Lee Renews Call to Cut Private Tutoring Costs
By Na Jeong-ju
The administration will introduce a set of measures soon to reduce the household burden on private education and restore confidence in public education, President Lee Myung-bak said Friday.
Lee made the remarks during his visit to an agricultural high school in North Chungcheong Province, where he held discussions with teachers and parents, observed a class and had lunch with students.
The visit is the latest in a series of meetings with ordinary and working-class people through which he aims to ``come closer to people and understand them better,'' his office said.
In recent weeks, he has visited retail shops, a vocational high school and a daycare center, as well as pledged to reflect their opinions in forming state policies.
``One of the shared goals among educational policymakers is to reduce the educational gap between cities and rural areas,'' Lee told the participants. ``The government will increase the number of schools with dormitories in rural areas to ensure students get better and cheaper services.''
Lee reaffirmed his earlier pledge to reform the education sector, saying rising household spending on private education is one of the major challenges he must tackle in the coming months.

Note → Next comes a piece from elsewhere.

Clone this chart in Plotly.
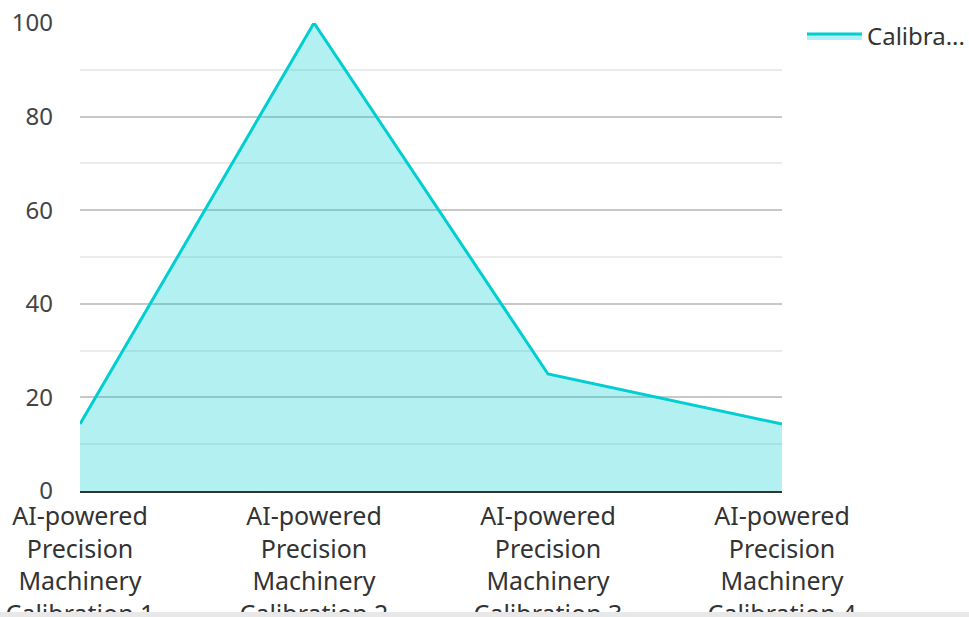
import plotly.graph_objects as go

categories = [
    "AI-powered Precision Machinery Calibration 1",
    "AI-powered Precision Machinery Calibration 2",
    "AI-powered Precision Machinery Calibration 3",
    "AI-powered Precision Machinery Calibration 4",
]
values = [14.3, 100, 25, 14.3]
series_name = "Calibra..."
y_tickvals = [0, 20, 40, 60, 80, 100]


def wrap(label):
    words = label.split(" ")
    lines = [words[0], words[1], words[2], " ".join(words[3:])]
    return "<br>".join(lines)


W, H = 969, 617
L, R, T, B = 80, 782, 23, 491
PH = B - T
PW = R - L

fig = go.Figure()
fig.add_trace(go.Scatter(
    x=[wrap(c) for c in categories],
    y=values,
    mode="lines",
    name=series_name,
    fill="tozeroy",
    fillcolor="rgba(0,206,209,0.3)",
    line=dict(color="#00CED1", width=3),
    showlegend=True,
))

fig.update_layout(
    width=W, height=H,
    margin=dict(l=L, r=W - R, t=T, b=H - B, pad=0, autoexpand=False),
    paper_bgcolor="white",
    plot_bgcolor="white",
    font=dict(family="Noto Sans", size=24, color="#333333"),
    showlegend=True,
    legend=dict(
        x=(802 - L) / PW, y=(B - 14) / PH, xanchor="left", yanchor="top",
        font=dict(size=24, color="#333333"),
        bgcolor="rgba(0,0,0,0)",
        itemwidth=55,
    ),
    xaxis=dict(
        type="category",
        range=[0, len(categories) - 1],
        showgrid=False,
        showline=True, linecolor="#333333", linewidth=2,
        ticks="", ticklabelstandoff=2,
        tickfont=dict(size=25, color="#333333"),
        automargin=False,
        fixedrange=True,
    ),
    yaxis=dict(
        range=[0, 100],
        tickvals=y_tickvals,
        showgrid=True, gridcolor="#c8c8c8", gridwidth=1.5,
        minor=dict(dtick=10, showgrid=True, gridcolor="#ebebeb", gridwidth=1.5),
        zeroline=False,
        showline=False,
        ticks="", ticklabelstandoff=26,
        tickfont=dict(size=24, color="#444444"),
        automargin=False,
        fixedrange=True,
    ),
)

# bottom strip of the container (clips the last label line, as in the reference)
y_clip = (B - 612) / PH
fig.add_shape(type="rect", xref="paper", yref="paper",
              x0=-L / PW, x1=(W - L) / PW, y0=y_clip, y1=(B - H - 5) / PH,
              fillcolor="#e8e8e8", line=dict(width=0), layer="above")

fig.write_html(
    "out.html",
    config={"displayModeBar": False},
    post_script="document.body.style.margin='0';document.body.style.overflow='hidden';",
)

Last month, the governing Grand National Party proposed a seven-point action plan to slash private education costs, under which private tutoring institutes will be banned from offering lessons to students after 10 p.m. Schools will be required to activate after-school programs for students, among others.
Lee's meetings with ordinary citizens are in line with the so-called centrist pragmatism aimed at promoting policies for middle-income earners and less-privileged people and embracing ideologically neutral citizens.
Cheong Wa Dae hopes the initiatives will help improve the conservative leader's public image and address a weakening base of support for his major policies, which critics say mainly serve the needs of corporate giants and the rich.
The move came as the governing camp gets ready to take steps to ease public anxiety over the passage of the revision of media bills, pledging to achieve an early passage of bills related to people's livelihoods.
Opposition party lawmakers threatened to give up their seats and join striking workers to protest the passage, claiming ruling party lawmakers violated related rules when they voted on the media bills amid an opposition boycott.